Holding — Per Curiam
- The Michigan Court of Appeals held that Skanska was not entitled to indemnification from Horrocks for Wiggins's injuries.
Rule
- A party seeking indemnification must demonstrate that they are free from active negligence in order to be eligible for implied or common-law indemnification.
Reasoning
- The Michigan Court of Appeals reasoned that while the trial court incorrectly applied the doctrine of collateral estoppel, it properly granted summary disposition because the indemnification clause in the contract was not applicable.
- The contract defined "the Work" as landscaping services, which did not include the removal of the teeter totter.
- The court noted that any modifications to the contract required a change order, which Skanska had refused when Horrocks submitted a request for the change order after the accident.
- Additionally, the court found that Wiggins's allegations against Skanska involved active negligence, which precluded Skanska from seeking implied or common-law indemnification.

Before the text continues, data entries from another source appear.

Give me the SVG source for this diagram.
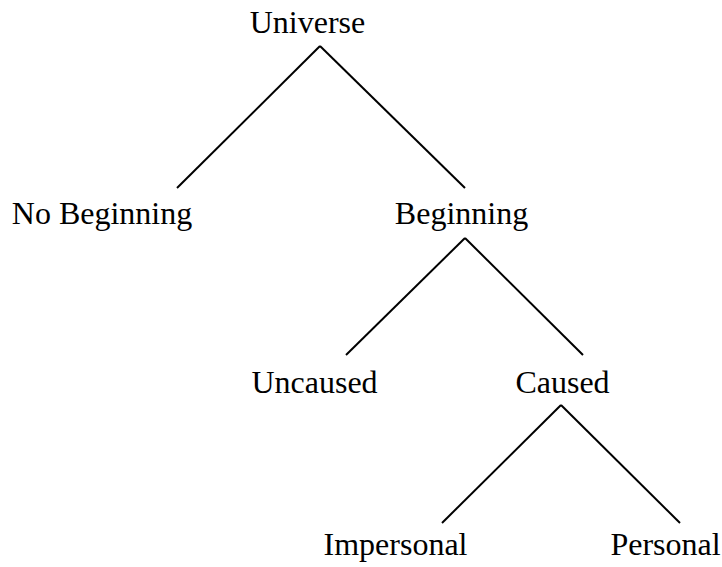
<svg xmlns="http://www.w3.org/2000/svg" width="722" height="567" viewBox="0 0 722 567">
<style>
text{font-family:"Liberation Serif","Times New Roman",serif;font-size:32px;fill:#000;text-anchor:middle}
.c line{stroke:#000;stroke-width:2;fill:none}
</style>
<rect width="722" height="567" fill="#fff"/>
<g class="c" id="connectors">
<line x1="320" y1="46" x2="177" y2="188"/>
<line x1="320" y1="46" x2="465" y2="188"/>
<line x1="465" y1="238" x2="346" y2="355"/>
<line x1="465" y1="238" x2="583" y2="355"/>
<line x1="561" y1="405" x2="442" y2="523"/>
<line x1="561" y1="405" x2="680" y2="523"/>
</g>
<g id="universe"><text x="307.5" y="33">Universe</text></g>
<g id="no-beginning"><text x="102" y="224">No Beginning</text></g>
<g id="beginning"><text x="461.5" y="224">Beginning</text></g>
<g id="uncaused"><text x="314.5" y="393">Uncaused</text></g>
<g id="caused"><text x="562.5" y="393">Caused</text></g>
<g id="impersonal"><text x="395.5" y="555">Impersonal</text></g>
<g id="personal"><text x="665.5" y="555">Personal</text></g>
</svg>
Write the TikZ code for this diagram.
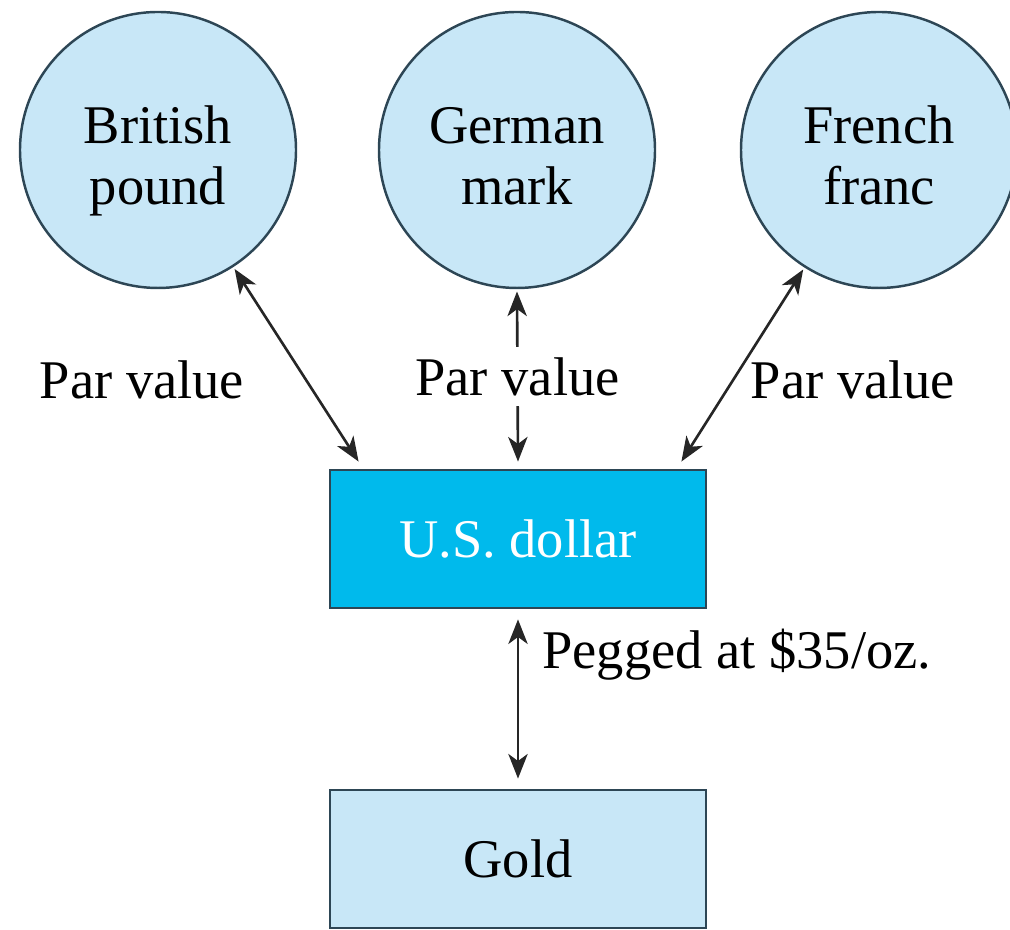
\documentclass[tikz,border=0pt]{standalone}
\usepackage{fontspec}
\setmainfont{Liberation Serif}
\usepackage{tikz}
\usetikzlibrary{shapes.geometric, arrows.meta}
\definecolor{lightblue}{RGB}{200,231,247}
\definecolor{dollarblue}{RGB}{0,186,236}
\definecolor{edgegray}{RGB}{45,70,85}
\tikzstyle{currency} = [circle, minimum size=2.76cm, inner sep=0pt, outer sep=1pt, align=center, text height=1.22cm, text depth=0.12cm, draw=edgegray, line width=0.7pt, fill=lightblue]
\tikzstyle{box} = [rectangle, minimum width=3.76cm, minimum height=1.38cm, draw=edgegray, line width=0.8pt]
\tikzstyle{arrow} = [line width=0.75pt, draw=black!85, {Stealth[length=7pt,width=5.5pt,inset=2pt]}-{Stealth[length=7pt,width=5.5pt,inset=2pt]}]

\begin{document}
\begin{tikzpicture}[font=\fontsize{15.5}{17.6}\selectfont]
\useasboundingbox (0,0) rectangle (10.1,9.3);

%currencies
\node[currency] (british) at (1.58,7.80) {British\\pound};
\node[currency] (german) at (5.17,7.80) {German\\mark};
\node[currency] (french) at (8.79,7.80) {French\\franc};

%dollar
\node[box, fill=dollarblue, text=white] (dollar) at (5.18,3.91) {U.S. dollar};

%gold
\node[box, fill=lightblue] (gold) at (5.18,0.71) {Gold};

%par values
\node (parleft) at (1.42,5.5) {Par value};
\node (parright) at (8.53,5.5) {Par value};
\draw[arrow] (british) -- ([xshift=0.3cm,yshift=2pt]dollar.north west);
\draw[arrow] (french) -- ([xshift=-0.26cm,yshift=2pt]dollar.north east);
\draw[arrow] ([yshift=2pt]dollar.north) -- (german.south)
  node[midway, fill=white, inner ysep=0.1cm] (parmid) {Par value};

%peg
\draw[arrow, shorten <=0.1cm, shorten >=0.1cm] (dollar.south) -- (gold.north);
\node[anchor=west] (peg) at (5.30,2.75) {Pegged at \$35/oz.};

\end{tikzpicture}
\end{document}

- Since Wiggins's complaint alleged direct negligence against Skanska rather than vicarious liability, Skanska could not claim indemnification for a settlement based on those allegations.
- Thus, the court affirmed the trial court's decision to dismiss Skanska's cross-claims for indemnification.
Deep Dive: How the Court Reached Its Decision
Court's Analysis of Indemnification
The Michigan Court of Appeals began its analysis by addressing the trial court's application of collateral estoppel, which the court concluded was improperly applied. The court noted that collateral estoppel prevents the relitigation of issues that have already been determined in a prior proceeding; however, since Skanska had not exhausted its appeals in the related case involving Horrocks's insurer, the trial court's reliance on collateral estoppel was flawed. Regardless of this misstep, the appellate court affirmed the trial court's decision to grant summary disposition on the basis that the indemnification clause in the contract was inapplicable. The court emphasized that the contract defined "the Work" strictly as landscaping services, which explicitly excluded the removal of the teeter totter, the action that led to Wiggins's injury. Furthermore, the court highlighted that any modifications to the contract had to be executed through a formal change order, which Horrocks attempted to submit after the incident but was denied by Skanska. Thus, the court concluded that the indemnification provision could not apply to the removal of the teeter totter since it was not part of the original agreement between the parties.
Active Negligence and Indemnification
The court further analyzed Skanska's claims for implied and common-law indemnification, emphasizing that the allegations of negligence against Skanska were critical to determining eligibility for such indemnification. It referenced the principle that a party seeking indemnification must be free from active negligence to qualify for implied or common-law indemnification. In Wiggins's complaint, the allegations against Skanska included failing to inspect and maintain the job site safely and not warning Wiggins of the danger, which were direct claims of active negligence. The court clarified that these allegations indicated that Skanska was not merely vicariously liable for Horrocks's actions but was actively negligent in its own right. Consequently, because Wiggins's claims highlighted Skanska's direct negligence, the court concluded that Skanska could not pursue indemnification from Horrocks for any settlements related to those allegations. The court reinforced that under Michigan law, the nature of the allegations in the underlying complaint controls the indemnification claims, and since all allegations pertained to active negligence, Skanska's claims for implied and common-law indemnification necessarily failed.
Conclusion on the Indemnification Claims
In conclusion, the Michigan Court of Appeals affirmed the trial court's decision to grant summary disposition in favor of Horrocks on Skanska's cross-claims for indemnification. The court recognized that although the trial court's use of collateral estoppel was incorrect, the substantive reasoning regarding the inapplicability of the indemnification clause was sound. The court determined that the removal of the teeter totter did not fall within the scope of work defined by the contract, thereby nullifying any claim for contractual indemnification. Additionally, the court underscored that Skanska's own active negligence, as alleged in Wiggins's complaint, barred it from seeking implied or common-law indemnification. Ultimately, the court's ruling reinforced the importance of the specific language within contractual agreements and the necessity for parties to adhere to formal modification procedures to alter their obligations under the contract.